The opening night at Cake Shop offered some great new bands fulfilling that proposition. The horribly cute Souvenir Stand kicked things off with Turtles­style pop songs glazed with southern charm by bandleader/keyboardist Stephanie Cupo. Her clear, strong vocals, employed with gooey country­pop affectation struck a necessary balance between nostalgia and real feeling. Toward the end of the set, they did “About a Girl,” the “poppy” song off Nirvana’s debut album Bleach, in the style of The Zombies, pointing out how poppy it really is.

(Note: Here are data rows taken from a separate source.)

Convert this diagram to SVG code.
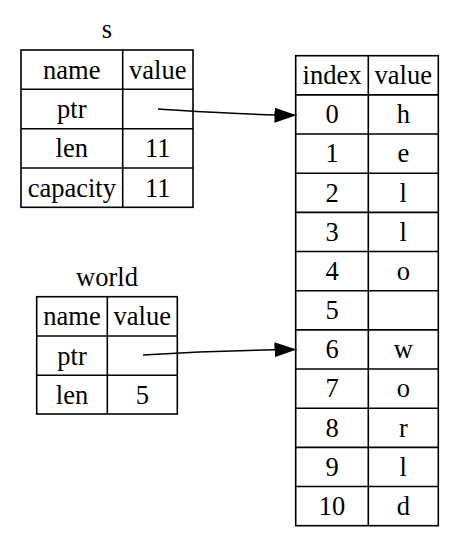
<svg xmlns="http://www.w3.org/2000/svg" width="460" height="538" viewBox="0 0 460 538">
<style>
text{font-family:"Liberation Serif","Times New Roman",serif;font-size:26.5px;fill:#000;text-anchor:middle}
.g{fill:#fff;stroke:#000;stroke-width:1.6}
.c{stroke:#000;stroke-width:1.6;fill:none}
.e{stroke:#000;stroke-width:1.5;fill:none}
</style>
<defs>
<marker id="ah" markerUnits="userSpaceOnUse" markerWidth="24" markerHeight="16" refX="22" refY="7.5" orient="auto">
<path d="M0,0 L22,7.5 L0,15 Z" fill="#000"/>
</marker>
</defs>
<rect width="460" height="538" fill="#fff"/>
<g id="s">
<text x="107" y="38">s</text>
<rect class="g" x="21" y="50" width="172" height="157.3"/>
<path class="c" d="M122.7,50V207.3M21,89.3H193M21,128.7H193M21,168H193"/>
<text x="71.8" y="78.5">name</text><text x="157.8" y="78.5">value</text>
<text x="71.8" y="117.8">ptr</text>
<text x="71.8" y="157.2">len</text><text x="157.8" y="157.2">11</text>
<text x="71.8" y="196.5">capacity</text><text x="157.8" y="196.5">11</text>
</g>
<g id="world">
<text x="107" y="286">world</text>
<rect class="g" x="36.7" y="296.7" width="140.6" height="117.3"/>
<path class="c" d="M107.3,296.7V414M36.7,336H177.3M36.7,375.3H177.3"/>
<text x="72" y="325.2">name</text><text x="142.3" y="325.2">value</text>
<text x="72" y="364.5">ptr</text>
<text x="72" y="403.5">len</text><text x="142.3" y="403.5">5</text>
</g>
<g id="array">
<rect class="g" x="295.7" y="55.7" width="142.6" height="470"/>
<path class="c" d="M368.3,55.7V525.7M295.7,94.9H438.3M295.7,134H438.3M295.7,173.2H438.3M295.7,212.4H438.3M295.7,251.5H438.3M295.7,290.7H438.3M295.7,329.9H438.3M295.7,369H438.3M295.7,408.2H438.3M295.7,447.4H438.3M295.7,486.5H438.3"/>
<text x="332" y="84">index</text><text x="403.3" y="84">value</text>
<text x="332" y="123.2">0</text><text x="403.3" y="123.2">h</text>
<text x="332" y="162.4">1</text><text x="403.3" y="162.4">e</text>
<text x="332" y="201.6">2</text><text x="403.3" y="201.6">l</text>
<text x="332" y="240.7">3</text><text x="403.3" y="240.7">l</text>
<text x="332" y="279.9">4</text><text x="403.3" y="279.9">o</text>
<text x="332" y="319.1">5</text>
<text x="332" y="358.2">6</text><text x="403.3" y="358.2">w</text>
<text x="332" y="397.4">7</text><text x="403.3" y="397.4">o</text>
<text x="332" y="436.6">8</text><text x="403.3" y="436.6">r</text>
<text x="332" y="475.7">9</text><text x="403.3" y="475.7">l</text>
<text x="332" y="514.9">10</text><text x="403.3" y="514.9">d</text>
</g>
<g id="edges">
<path class="e" d="M158,109 C205,112 245,115 296.5,115.3" marker-end="url(#ah)"/>
<path class="e" d="M143,355 C190,352 240,350 296.5,349.5" marker-end="url(#ah)"/>
</g>
</svg>
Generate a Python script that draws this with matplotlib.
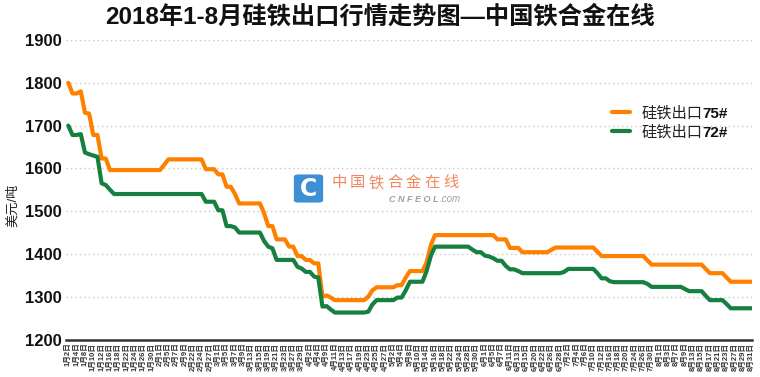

Later on, Wildhoney presented very up­to­date noise pop. The went heavy on the noise, which half submerged the delicate vocals of frontwoman Lauren Shusterich. Delivering her lyrics with upturned eyes and half­distracted ennui, she barely seemed to notice the band as it threatened to overwhelm her voice. Rather than genuinely burying her, it focused attention on her thin haunting howl. It was the one element that was out of place, something lovely and strange and on the loose in their songs. It made for easily the most charming and enlivening set of the night. It’s easy to picture them playing a warehouse show outside of London with Joanna Gruesome or Pins, but they are from Baltimore.

Roaring guitars rendering tender melodies is an often repeated combination, and this is because it is one of the best ideas humans have ever come up with. It’s proven the be a hard idea to wear out and it’s one the magnificently named headliner Beverly finds a lot of variety in.

Serving a lot of Brigitte Bardot realness with a messy blond topknot, frontwoman and bassist Drew Citron played the role of effortlessly cool docent to the museum of guitar noise. This is a band she originally founded with Frankie Rose (Vivian Girls, Dum Dum Girls, Crystal Stilts) and it has some of the fuzzy, girl­group inspired vibe of those garage bands, but more souped up than any of them. Beverly is not drowning in reverb; it’s not especially noisy or fuzzy, just terrifically loud and sweet, with the odd back beat borrowed from The Shangri­Las. Within those parameters they ran a gamut of linked influences, as if each was a facet of a crystal. Sometimes you heard the bashy punk pop of Superchunk but with an Air or Magnetic Fields song fighting to get out. One song was straight manic energy set to a kraut rhythm; one sounded like a bar band interpreting The Smiths. As a singer, sometimes she tapped into the warm, dangerously seductive melancholy of Hope Sandoval in the Mazzy Star days, but with all the instruments coming through the PA at My Bloody Valentine volume. At other times she had the steady but dazed manner of The Jesus and Mary Chain’s Jim Reid.

Beverly’s biggest strength as a guitar pop outfit is the ability to add seemingly unlimited amounts of volume without losing subtlety or emotional resonance. They closed the set with a new song that sounded a lot like Big Star after a couple of Red Bull and vodkas. Definitely look out for their new album and, if you can get past a little precious stage patter, and you happen to be in town, open your lonely heart to NYC Popfest.